In other words, as long as we do it, torture is okay. Particularly if those whom we torture (or outsource to be tortured) are, in the words of the Journal, "terrorists who kill civilians." Thus, for Bush & Co., torture, while nominally immoral and wrong, becomes relatively moral when employed against terrorists, or enemy combatants, or anyone else we deem deserving of such treatment.

Similarly, Bush and his Christian soldiers oppose embryonic stem-cell research because they claim it destroys life to save life. Thus, for Bush & Co., destroying life to save life is immoral. Nonetheless, Bush and his apologists defend torturing detainees if it leads to intelligence which saves American lives. For them, therefore, the morality of destroying life to save life is a relative question.

It is also interesting that the Journal chose to defend Bush & Co.'s use of torture against "terrorists who kill civilians." From its choice of words, the Journal apparently holds those who kill civilians in particular contempt, as if it believes that killing civilians is exceptionally immoral.

The Bush administration and others of sufficient patriotism would apparently agree, judging from their condemnation of those "cowards" who kill civilians, such as the perpetrators of the 9/11 attacks and the Iraqi insurgents. Presumably, Bush and his compatriots consider killing civilians to be wrong, immoral.
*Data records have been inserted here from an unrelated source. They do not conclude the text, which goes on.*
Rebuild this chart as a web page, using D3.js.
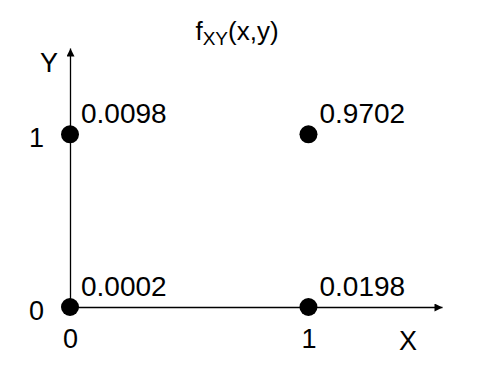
<!DOCTYPE html>
<html>
<head>
<meta charset="utf-8">
<script src="https://cdn.jsdelivr.net/npm/d3@7"></script>
<style>
  body { margin: 0; background: #fff; }
  text { font-family: "Liberation Sans", Arial, sans-serif; fill: #000; }
</style>
</head>
<body>
<div id="chart"></div>
<script>
// 同時確率 f_XY(x,y) のデータ
const xValues = [0, 1, 0, 1];
const yValues = [0, 0, 1, 1];
const probLabels = ['0.0002', '0.0198', '0.0098', '0.9702'];
const tickValues = [0, 1];

const width = 479, height = 379;

const svg = d3.select('#chart').append('svg')
    .attr('width', width)
    .attr('height', height);

// スケール（矢印の先まで少し広げる）
const x = d3.scaleLinear().domain([0, 1.56]).range([70, 442]);
const y = d3.scaleLinear().domain([0, 1.5]).range([307, 48]);

// 矢印マーカー
svg.append('defs').append('marker')
    .attr('id', 'arrow')
    .attr('markerUnits', 'userSpaceOnUse')
    .attr('viewBox', '0 0 10 10')
    .attr('refX', 10)
    .attr('refY', 5)
    .attr('markerWidth', 11)
    .attr('markerHeight', 8)
    .attr('orient', 'auto')
    .append('path')
    .attr('d', 'M0,0L10,5L0,10Z')
    .attr('fill', '#000');

// X軸
const xAxis = svg.append('g')
    .attr('transform', `translate(0,${y(0)})`)
    .call(d3.axisBottom(x).tickValues(tickValues).tickSize(0).tickSizeOuter(0).tickPadding(22).tickFormat(d3.format('d')));

// Y軸
const yAxis = svg.append('g')
    .attr('transform', `translate(${x(0)},0)`)
    .call(d3.axisLeft(y).tickValues(tickValues).tickSize(0).tickSizeOuter(0).tickPadding(26).tickFormat(d3.format('d')));

[xAxis, yAxis].forEach(g => {
    g.attr('font-family', null).attr('font-size', null);
    g.select('.domain')
        .attr('stroke', '#000')
        .attr('stroke-width', 1.3)
        .attr('marker-end', 'url(#arrow)');
    g.selectAll('.tick text')
        .style('font-size', '27px')
        .attr('fill', '#000');
});
yAxis.selectAll('.tick text').attr('dy', '0.45em');

// 軸ラベル
svg.append('text')
    .attr('x', 408).attr('y', 350)
    .attr('text-anchor', 'middle')
    .style('font-size', '27px')
    .text('X');

svg.append('text')
    .attr('x', 49).attr('y', 72)
    .attr('text-anchor', 'middle')
    .style('font-size', '27px')
    .text('Y');

// タイトル
const title = svg.append('text')
    .attr('x', 237).attr('y', 40)
    .attr('text-anchor', 'middle')
    .style('font-size', '26px');
title.append('tspan').text('f');
title.append('tspan').attr('dy', 5).style('font-size', '19px').text('XY');
title.append('tspan').attr('dy', -5).text('(x,y)');

// 点と確率ラベル
const points = xValues.map((d, i) => ({ x: d, y: yValues[i], label: probLabels[i] }));

svg.selectAll('.pt')
    .data(points)
    .enter()
    .append('circle')
    .attr('class', 'pt')
    .attr('cx', d => x(d.x))
    .attr('cy', d => y(d.y))
    .attr('r', 9)
    .attr('fill', '#000');

svg.selectAll('.pt-label')
    .data(points)
    .enter()
    .append('text')
    .attr('class', 'pt-label')
    .attr('x', d => x(d.x) + 11)
    .attr('y', d => y(d.y) - 11)
    .style('font-size', '28px')
    .text(d => d.label);
</script>
</body>
</html>
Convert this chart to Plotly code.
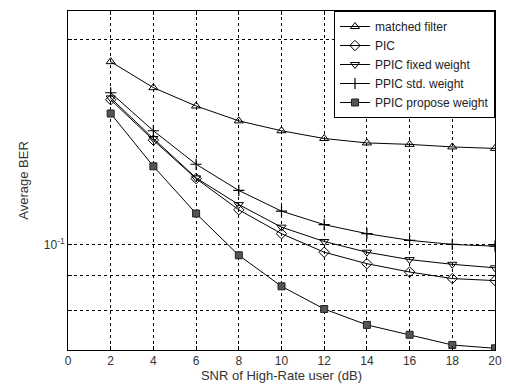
import math
import plotly.graph_objects as go

# SNR of the high-rate user (dB)
snr_db = [2, 4, 6, 8, 10, 12, 14, 16, 18, 20]

# Average BER of each receiver
ber_matched = [0.1854, 0.1698, 0.1596, 0.1518, 0.1468, 0.1430, 0.1409, 0.1402, 0.1390, 0.1383]
ber_pic = [0.1630, 0.1422, 0.1249, 0.1124, 0.1037, 0.0974, 0.0937, 0.0911, 0.0891, 0.0885]
ber_ppic_fixed = [0.1640, 0.1430, 0.1252, 0.1144, 0.1060, 0.1010, 0.0974, 0.0950, 0.0935, 0.0924]
ber_ppic_std = [0.1669, 0.1468, 0.1311, 0.1200, 0.1119, 0.1069, 0.1037, 0.1014, 0.1000, 0.0994]
ber_ppic_propose = [0.1556, 0.1302, 0.1110, 0.0964, 0.0868, 0.0804, 0.0762, 0.0737, 0.0712, 0.0704]

series_names = ["matched filter", "PIC", "PPIC fixed weight", "PPIC std. weight", "PPIC propose weight"]

x_ticks = list(range(0, 21, 2))
y_grid = [0.08, 0.09, 0.1, 0.2]
y_tick_text = ["", "", "10<sup>-1</sup>", ""]
y_limits = [0.07, 0.22]

font_family = "Liberation Sans, Arial, sans-serif"

styles = [
    dict(symbol="triangle-up-open", size=8, color="black"),
    dict(symbol="diamond-open", size=8, color="black"),
    dict(symbol="triangle-down-open", size=8, color="black"),
    dict(symbol="cross-thin-open", size=8, color="black", line=dict(width=1.2, color="black")),
    dict(symbol="square", size=7, color="#555555", line=dict(width=1, color="#222222")),
]

fig = go.Figure()
for name, ys, mk in zip(
    series_names,
    [ber_matched, ber_pic, ber_ppic_fixed, ber_ppic_std, ber_ppic_propose],
    styles,
):
    fig.add_trace(go.Scatter(
        x=snr_db, y=ys, name=name, mode="lines+markers",
        line=dict(color="black", width=1),
        marker=mk,
    ))

axis_common = dict(
    showline=True, linecolor="black", linewidth=1, mirror="ticks",
    ticks="inside", ticklen=4, tickcolor="black",
    showgrid=True, gridcolor="black", gridwidth=1, griddash="dot",
    zeroline=False, automargin=False,
    tickfont=dict(family=font_family, size=12, color="#333333"),
)

fig.update_xaxes(
    range=[0, 20], tickvals=x_ticks,
    title=dict(text="SNR of High-Rate user (dB)", standoff=2,
               font=dict(family=font_family, size=13, color="#333333")),
    **axis_common,
)
fig.update_yaxes(
    type="log", range=[math.log10(y_limits[0]), math.log10(y_limits[1])],
    tickvals=y_grid, ticktext=y_tick_text,
    title=dict(text="Average BER", standoff=12,
               font=dict(family=font_family, size=13, color="#333333")),
    **axis_common,
)

fig.update_layout(
    width=506, height=389,
    margin=dict(l=68, r=11, t=11, b=39),
    paper_bgcolor="white", plot_bgcolor="white",
    showlegend=True,
    legend=dict(
        x=1, y=1, xanchor="right", yanchor="top",
        bgcolor="white", bordercolor="black", borderwidth=1,
        font=dict(family=font_family, size=12, color="#222222"),
        tracegroupgap=0, itemwidth=30,
    ),
)

fig.write_html("out.html")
But only if terrorists do the killing.

If the U.S. happens to kill scores of civilians through "Shock and Awe," for instance, then it is merely considered "collateral damage" -- regrettable but certainly not immoral. We didn't mean to kill them, after all. We just knew that civilian deaths were extremely likely.

See? It's all relative.

It is comforting to know that our President, the Journal, and so many fellow Americans are of such high moral rectitude. Amnesty International and other purveyors of "pro-al Qaeda propaganda" ought to be ashamed of themselves for even calling the morality of our President and this great country into question.